Enforcing the rules consistently across write operations and chmod/chown will
lead to losing the setgid bit in cases were it might've been retained before.

While I've mentioned this a few times but it's worth repeating just to make
sure that this is understood. For the sake of maintainability, consistency, and
security this is a risk worth taking.

If we really see regressions for workloads the fix is to have special setgid
handling in the write path again with different semantics from chmod/chown and
possibly additional duct tape for overlayfs. I'll update the relevant xfstests
with if you should decide to merge this second setgid cleanup. Before that
people should be aware that there might be failures for fstests where
unprivileged users modify a setgid file.

/* Conflicts */
At the time of creating this PR no merge conflicts were reported from
linux-next and no merge conflicts showed up doing a test-merge with current
mainline.

The following changes since commit 9abf2313adc1ca1b6180c508c25f22f9395cc780:

  Linux 6.1-rc1 (2022-10-16 15:36:24 -0700)

are available in the Git repository at:

  ssh://git@gitolite.kernel.org/pub/scm/linux/kernel/git/vfs/idmapping.git tags/fs.ovl.setgid.v6.2

for you to fetch changes up to 8d84e39d76bd83474b26cb44f4b338635676e7e8:

  fs: use consistent setgid checks in is_sxid() (2022-11-24 18:07:01 +0100)

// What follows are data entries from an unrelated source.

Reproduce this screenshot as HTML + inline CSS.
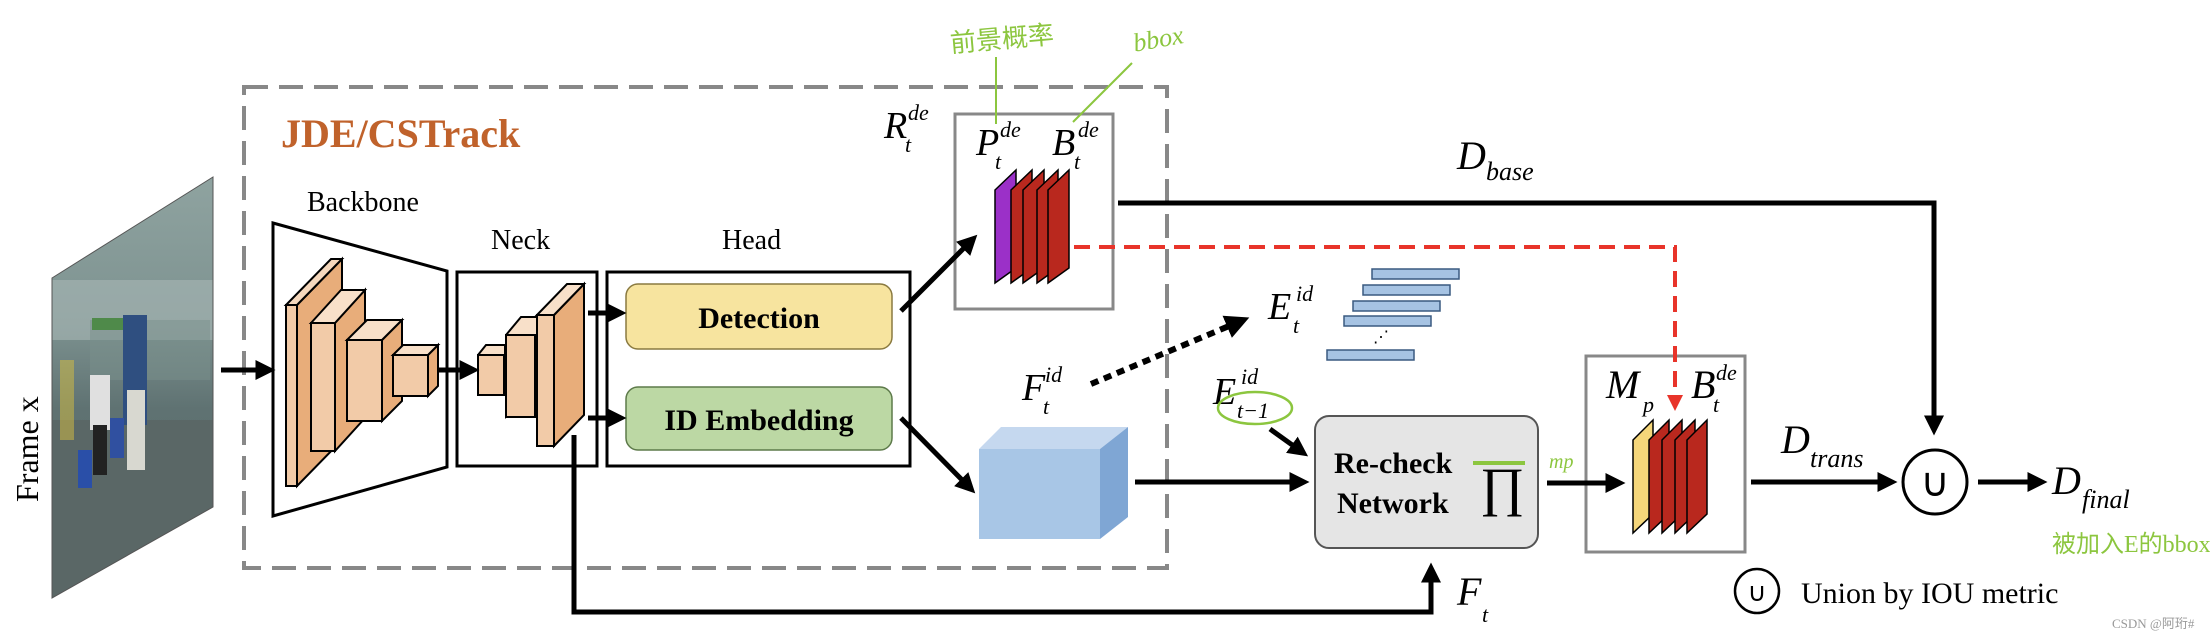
<!DOCTYPE html>
<html><head><meta charset="utf-8"><style>
html,body{margin:0;padding:0;background:#fff;}
svg{display:block;}
text{font-family:"Liberation Serif",serif;}
.it{font-style:italic;}
</style></head><body>
<svg width="2210" height="637" viewBox="0 0 2210 637" xmlns="http://www.w3.org/2000/svg">
<defs>
<marker id="ah" markerWidth="4" markerHeight="4" refX="2.5" refY="2" orient="auto" markerUnits="strokeWidth"><path d="M0,0 L4,2 L0,4 z" fill="#000"/></marker>
<marker id="ahr" markerWidth="4" markerHeight="4" refX="2.5" refY="2" orient="auto" markerUnits="strokeWidth"><path d="M0,0 L4,2 L0,4 z" fill="#e8342a"/></marker>
<linearGradient id="photo" x1="0" y1="0" x2="0" y2="1">
<stop offset="0" stop-color="#8fa3a0"/><stop offset="0.35" stop-color="#7d9290"/><stop offset="0.55" stop-color="#5f7272"/><stop offset="1" stop-color="#586866"/></linearGradient>
<clipPath id="pc"><polygon points="52,278 213,177 213,507 52,598"/></clipPath>
</defs>

<text x="0" y="0" font-size="32" transform="translate(38,502) rotate(-90)">Frame x</text>
<g clip-path="url(#pc)">
<rect x="52" y="177" width="161" height="421" fill="url(#photo)"/>
<rect x="52" y="280" width="161" height="60" fill="#a9b8b6" opacity="0.6"/>
<rect x="90" y="320" width="120" height="60" fill="#7a908c" opacity="0.5"/>
<rect x="92" y="318" width="40" height="12" fill="#4f8a4a"/>
<rect x="52" y="420" width="161" height="180" fill="#5a6766"/>
<rect x="123" y="315" width="24" height="110" fill="#2f4f80"/>
<rect x="127" y="390" width="18" height="80" fill="#d8d8d0"/>
<rect x="90" y="375" width="20" height="55" fill="#e0e0e0"/>
<rect x="93" y="425" width="14" height="50" fill="#222"/>
<rect x="78" y="450" width="14" height="38" fill="#2a4fa8"/>
<rect x="110" y="418" width="14" height="40" fill="#3050a0"/>
<rect x="60" y="360" width="14" height="80" fill="#d8c040" opacity="0.5"/>
</g>
<polygon points="52,278 213,177 213,507 52,598" fill="none" stroke="#555" stroke-width="1"/>

<rect x="244" y="87" width="923" height="481" fill="none" stroke="#888" stroke-width="4" stroke-dasharray="24,11"/>
<text x="281" y="147" font-size="40" font-weight="bold" fill="#c0622b">JDE/CSTrack</text>

<text x="307" y="211" font-size="28">Backbone</text>
<polygon points="273,223 447,271 447,467 273,516" fill="#fff" stroke="#000" stroke-width="3"/>
<g stroke="#000" stroke-width="2">
<polygon points="297,305 342,259 342,440 297,486" fill="#e8ad7a"/>
<polygon points="286,305 331,259 342,259 297,305" fill="#f5d8bd"/>
<rect x="286" y="305" width="11" height="181" fill="#f2cba8"/>
<polygon points="335,323 365,290 365,418 335,451" fill="#e8ad7a"/>
<polygon points="311,323 341,290 365,290 335,323" fill="#f8e0c9"/>
<rect x="311" y="323" width="24" height="128" fill="#f2cba8"/>
<polygon points="382,340 402,320 402,401 382,421" fill="#e8ad7a"/>
<polygon points="347,340 367,320 402,320 382,340" fill="#f8e0c9"/>
<rect x="347" y="340" width="35" height="81" fill="#f2cba8"/>
<polygon points="428,355 438,345 438,386 428,396" fill="#e8ad7a"/>
<polygon points="393,355 403,345 438,345 428,355" fill="#f8e0c9"/>
<rect x="393" y="355" width="35" height="41" fill="#f2cba8"/>
</g>

<text x="491" y="249" font-size="28">Neck</text>
<rect x="457" y="272" width="140" height="194" fill="#fff" stroke="#000" stroke-width="3"/>
<g stroke="#000" stroke-width="2">
<polygon points="478,355 486,345 505,345 505,395 478,395" fill="#f8e0c9"/>
<rect x="478" y="355" width="26" height="40" fill="#f2cba8"/>
<polygon points="506,335 521,317 537,317 537,400 506,417" fill="#f8e0c9"/>
<rect x="506" y="335" width="29" height="82" fill="#f2cba8"/>
<polygon points="554,315 584,284 584,415 554,446" fill="#e8ad7a"/>
<polygon points="537,315 567,284 584,284 554,315" fill="#f8e0c9"/>
<rect x="537" y="315" width="17" height="131" fill="#f2cba8"/>
</g>

<text x="722" y="249" font-size="28">Head</text>
<rect x="607" y="272" width="303" height="194" fill="#fff" stroke="#000" stroke-width="3"/>
<rect x="626" y="284" width="266" height="65" rx="12" fill="#f7e49f" stroke="#8a7a40" stroke-width="1.5"/>
<text x="759" y="328" font-size="30" font-weight="bold" text-anchor="middle">Detection</text>
<rect x="626" y="387" width="266" height="63" rx="12" fill="#bcd8a4" stroke="#5d7a4a" stroke-width="1.5"/>
<text x="759" y="430" font-size="30" font-weight="bold" text-anchor="middle">ID Embedding</text>

<text x="884" y="138" font-size="38" class="it">R</text>
<text x="908" y="120" font-size="22" class="it">de</text>
<text x="905" y="152" font-size="22" class="it">t</text>
<rect x="955" y="114" width="158" height="195" fill="#fff" stroke="#888" stroke-width="3"/>
<text x="976" y="155" font-size="38" class="it">P</text>
<text x="1000" y="137" font-size="22" class="it">de</text>
<text x="995" y="169" font-size="22" class="it">t</text>
<text x="1052" y="155" font-size="38" class="it">B</text>
<text x="1078" y="137" font-size="22" class="it">de</text>
<text x="1074" y="169" font-size="22" class="it">t</text>
<g stroke="#000" stroke-width="1.5">
<polygon points="995,190 1016,170 1016,268 995,283" fill="#9b30c8"/>
<polygon points="1011,190 1032,170 1032,268 1011,283" fill="#b9281e"/>
<polygon points="1023,190 1044,170 1044,268 1023,283" fill="#b9281e"/>
<polygon points="1037,190 1058,170 1058,268 1037,283" fill="#b9281e"/>
<polygon points="1048,190 1069,170 1069,268 1048,283" fill="#b9281e"/>
</g>

<line x1="996" y1="57" x2="996" y2="124" stroke="#8cc63f" stroke-width="2"/>
<line x1="1132" y1="63" x2="1073" y2="122" stroke="#8cc63f" stroke-width="2"/>
<text x="950" y="48" font-size="26" fill="#8cc63f" font-family="'Noto Sans CJK SC',sans-serif" transform="rotate(-5,1000,40)">前景概率</text>
<text x="1133" y="48" font-size="26" fill="#8cc63f" font-style="italic" transform="rotate(-10,1155,40)">bbox</text>

<text x="1457" y="169" font-size="40" class="it">D</text>
<text x="1486" y="180" font-size="26" class="it">base</text>

<text x="1022" y="400" font-size="38" class="it">F</text>
<text x="1045" y="382" font-size="22" class="it">id</text>
<text x="1043" y="414" font-size="22" class="it">t</text>
<text x="1268" y="319" font-size="38" class="it">E</text>
<text x="1296" y="301" font-size="22" class="it">id</text>
<text x="1293" y="333" font-size="22" class="it">t</text>
<g fill="#a6c3e3" stroke="#3a5a80" stroke-width="1.5">
<rect x="1372" y="269" width="87" height="10"/>
<rect x="1363" y="285" width="87" height="10"/>
<rect x="1353" y="301" width="87" height="10"/>
<rect x="1344" y="316" width="87" height="10"/>
<rect x="1327" y="350" width="87" height="10"/>
</g>
<text x="1373" y="342" font-size="16">⋰</text>

<polygon points="979,449 1001,427 1128,427 1100,449" fill="#c5d8ef"/>
<polygon points="1100,449 1128,427 1128,517 1100,539" fill="#7fa6d4"/>
<rect x="979" y="449" width="121" height="90" fill="#a8c6e6"/>

<text x="1213" y="404" font-size="38" class="it">E</text>
<text x="1241" y="384" font-size="22" class="it">id</text>
<text x="1237" y="418" font-size="22" class="it">t−1</text>
<ellipse cx="1255" cy="408" rx="37" ry="16" fill="none" stroke="#8cc63f" stroke-width="2.5"/>

<rect x="1315" y="416" width="223" height="132" rx="14" fill="#e5e5e5" stroke="#555" stroke-width="2"/>
<text x="1334" y="473" font-size="30" font-weight="bold">Re-check</text>
<text x="1337" y="513" font-size="30" font-weight="bold">Network</text>
<text x="1480" y="505" font-size="54">∏</text>
<line x1="1473" y1="463" x2="1525" y2="463" stroke="#8cc63f" stroke-width="4"/>
<text x="1549" y="468" font-size="20" fill="#8cc63f" class="it">mp</text>

<text x="1457" y="605" font-size="40" class="it">F</text>
<text x="1482" y="622" font-size="22" class="it">t</text>

<rect x="1586" y="356" width="159" height="196" fill="#fff" stroke="#888" stroke-width="3"/>
<text x="1606" y="398" font-size="40" class="it">M</text>
<text x="1643" y="412" font-size="22" class="it">p</text>
<text x="1691" y="398" font-size="40" class="it">B</text>
<text x="1716" y="380" font-size="22" class="it">de</text>
<text x="1713" y="412" font-size="22" class="it">t</text>
<g stroke="#000" stroke-width="1.5">
<polygon points="1633,440 1653,420 1653,514 1633,533" fill="#f5d67a"/>
<polygon points="1649,440 1669,420 1669,514 1649,533" fill="#b9281e"/>
<polygon points="1662,440 1682,420 1682,514 1662,533" fill="#b9281e"/>
<polygon points="1675,440 1695,420 1695,514 1675,533" fill="#b9281e"/>
<polygon points="1687,440 1707,420 1707,514 1687,533" fill="#b9281e"/>
</g>

<text x="1781" y="453" font-size="40" class="it">D</text>
<text x="1810" y="467" font-size="26" class="it">trans</text>

<circle cx="1935" cy="482" r="32" fill="#fff" stroke="#000" stroke-width="3"/>
<text x="1935" y="496" font-size="40" text-anchor="middle" font-family="'Liberation Sans',sans-serif">∪</text>

<text x="2052" y="494" font-size="40" class="it">D</text>
<text x="2082" y="508" font-size="26" class="it">final</text>
<text x="2052" y="552" font-size="24" fill="#8cc63f" font-family="'Noto Sans CJK SC',sans-serif">被加入E的bbox</text>

<circle cx="1757" cy="591" r="22" fill="#fff" stroke="#000" stroke-width="2.5"/>
<text x="1757" y="601" font-size="26" text-anchor="middle" font-family="'Liberation Sans',sans-serif">∪</text>
<text x="1801" y="603" font-size="30">Union by IOU metric</text>

<text x="2112" y="628" font-size="13" fill="#999" font-family="'Liberation Sans','Noto Sans CJK SC',sans-serif">CSDN @阿珩#</text>

<!-- all arrows on top -->
<g stroke="#000" stroke-width="5" fill="none">
<line x1="221" y1="370" x2="268" y2="370" marker-end="url(#ah)"/>
<line x1="438" y1="370" x2="472" y2="370" marker-end="url(#ah)"/>
<line x1="588" y1="313" x2="619" y2="313" marker-end="url(#ah)"/>
<line x1="588" y1="418" x2="619" y2="418" marker-end="url(#ah)"/>
<line x1="901" y1="311" x2="972" y2="240" marker-end="url(#ah)"/>
<line x1="901" y1="418" x2="970" y2="488" marker-end="url(#ah)"/>
<polyline points="1118,203 1934,203 1934,428" marker-end="url(#ah)"/>
<line x1="1135" y1="482" x2="1302" y2="482" marker-end="url(#ah)"/>
<line x1="1270" y1="429" x2="1302" y2="452" marker-end="url(#ah)"/>
<polyline points="574,435 574,612 1431,612 1431,570" marker-end="url(#ah)"/>
<line x1="1547" y1="483" x2="1618" y2="483" marker-end="url(#ah)"/>
<line x1="1751" y1="482" x2="1890" y2="482" marker-end="url(#ah)"/>
<line x1="1978" y1="482" x2="2040" y2="482" marker-end="url(#ah)"/>
</g>
<line x1="1091" y1="384" x2="1241" y2="321" stroke="#000" stroke-width="6" stroke-dasharray="8,6" marker-end="url(#ah)"/>
<polyline points="1074,247 1675,247 1675,405" fill="none" stroke="#e8342a" stroke-width="4" stroke-dasharray="16,9" marker-end="url(#ahr)"/>
</svg>
</body></html>
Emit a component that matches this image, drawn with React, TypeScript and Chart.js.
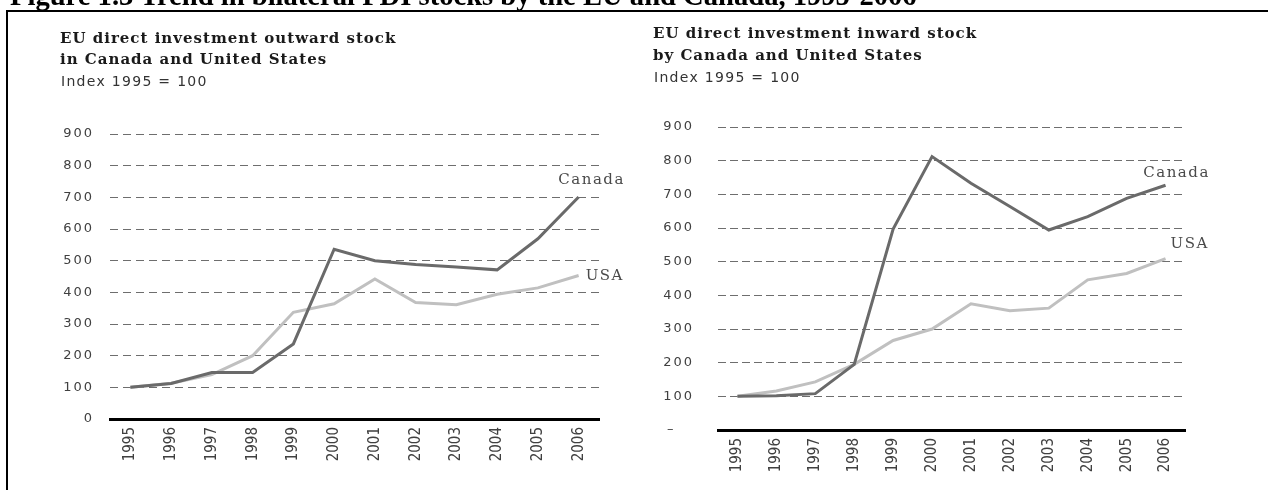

Please consider pulling these changes from the signed fs.ovl.setgid.v6.2 tag.

Thanks!
Christian

----------------------------------------------------------------
fs.ovl.setgid.v6.2

----------------------------------------------------------------
Amir Goldstein (2):
      ovl: remove privs in ovl_copyfile()
      ovl: remove privs in ovl_fallocate()

Christian Brauner (5):
      attr: add in_group_or_capable()
      fs: move should_remove_suid()
      attr: add setattr_should_drop_sgid()
      attr: use consistent sgid stripping checks
      fs: use consistent setgid checks in is_sxid()

 Documentation/trace/ftrace.rst |  2 +-
 fs/attr.c                      | 74 ++++++++++++++++++++++++++++++++++++++----
 fs/fuse/file.c                 |  2 +-
 fs/inode.c                     | 64 ++++++++++++++++--------------------
 fs/internal.h                  | 10 +++++-
 fs/ocfs2/file.c                |  4 +--
 fs/open.c                      |  8 ++---
 fs/overlayfs/file.c            | 28 ++++++++++++++--
 include/linux/fs.h             |  4 +--
 9 files changed, 140 insertions(+), 56 deletions(-)

Comments

pr-tracker-bot@kernel.org Dec. 13, 2022, 3:49 a.m. UTC | #1
The pull request you sent on Mon, 12 Dec 2022 12:20:53 +0100:

> ssh://git@gitolite.kernel.org/pub/scm/linux/kernel/git/vfs/idmapping.git tags/fs.ovl.setgid.v6.2

has been merged into torvalds/linux.git:
https://git.kernel.org/torvalds/c/cf619f891971bfac659ac64968f8c35db605c884

Thank you!